A conceptual rendering of the Allison and Roberto Mignone Halls of Gems and Minerals, opening in fall 2020 at the American Museum of Natural History. Rendering courtesy American Museum of Natural History.
The American Museum of Natural History announced this week that the new Allison and Roberto Mignone Halls of Gems and Minerals will be opening in fall of 2020. Named for longtime museum supporters Roberto and Allison Mignone, the long-awaited redesign will be a dazzling showcase for one of the greatest collections of its kind. The new Halls will be connected to Studio Gang’s 235,000-square-foot Richard Gilder Center for Science, Education and Innovation.
The 11,000-square-foot halls will feature recently acquired specimens and a world-renowned collection including two stunning amethyst geodes that are among the largest in the world, a gallery of gems that features treasures like the 563-carat “Star of India” sapphire and 632-carat Patricia emerald, a wall-sized panel of fluorescently glowing rock, and the halls’ first temporary exhibition gallery, which will open with “Beautiful Creatures,” a celebration of historic and contemporary jewelry inspired by animals.
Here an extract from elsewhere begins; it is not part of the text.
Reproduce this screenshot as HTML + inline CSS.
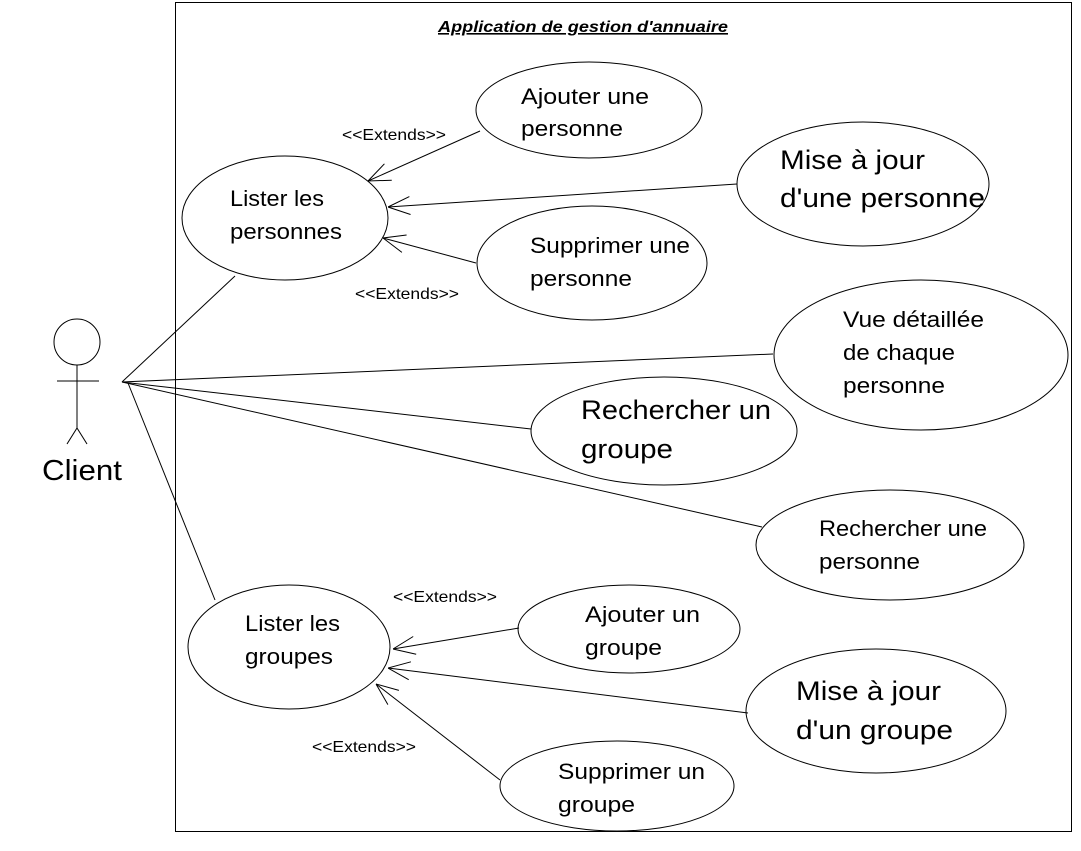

The redesigned space will also offer the current Science of Mineral Formation exhibition.
Through interactive and touchable displays and media, the new Halls will introduce visitors to the remarkable diversity of mineral types—how they came to be, how scientists classify them, and how people have used them throughout history. The renovation is part of the initiatives that mark the museum’s 150th anniversary celebration, which will culminate in the opening of AMNH’s $340 million expansion.
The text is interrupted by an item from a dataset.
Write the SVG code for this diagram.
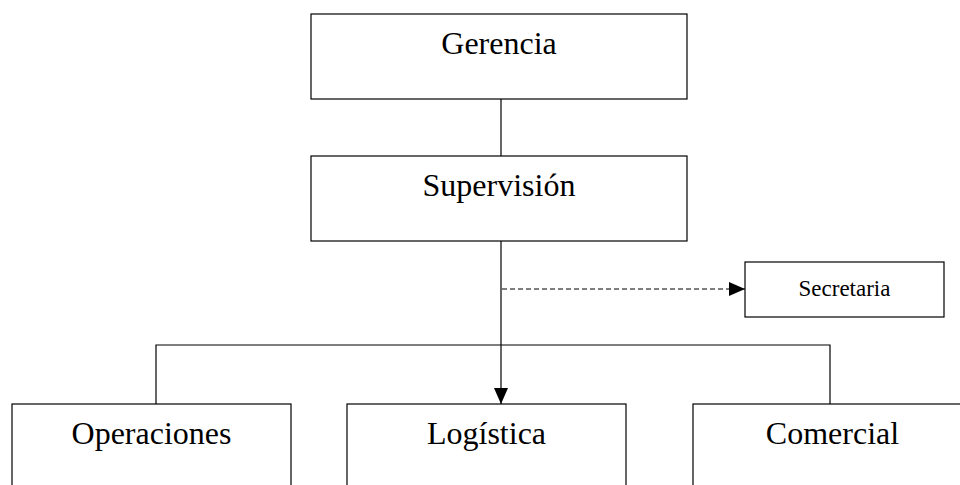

Ralph Appelbaum Associates is handling the renovation of the 11,000-square-foot space. The Halls previously ended in a cul-de-sac, but the new Halls will connect to Studio Gang’s 235,000-square-foot Richard Gilder Center for Science, Education and Innovation.
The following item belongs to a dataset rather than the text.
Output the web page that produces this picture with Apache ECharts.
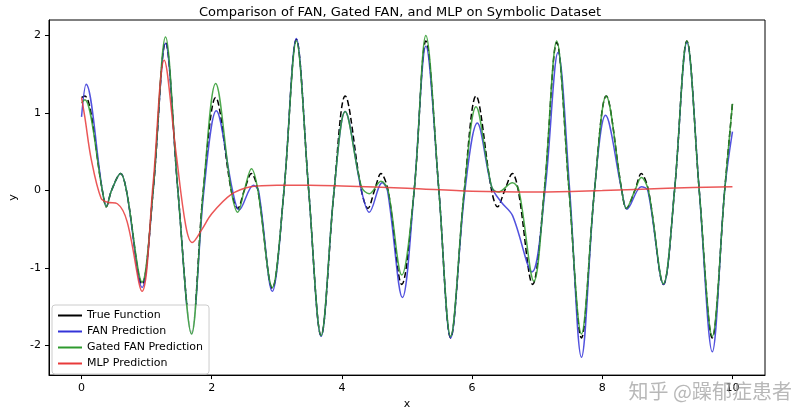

Ellen V. Futter, President of the American Museum of Natural History, said in a statement, “The opening of the Mignone Halls of Gems and Minerals will be a milestone in a wide range of capital and programmatic enhancements commemorating the Museum’s 150th anniversary. By telling the fascinating stories of the complex processes that gave rise to the extraordinary diversity of minerals on our dynamic planet and describing how people have used them throughout history for personal adornment, tools, and technology, the Halls will not just be glittering but also intellectually engaging.”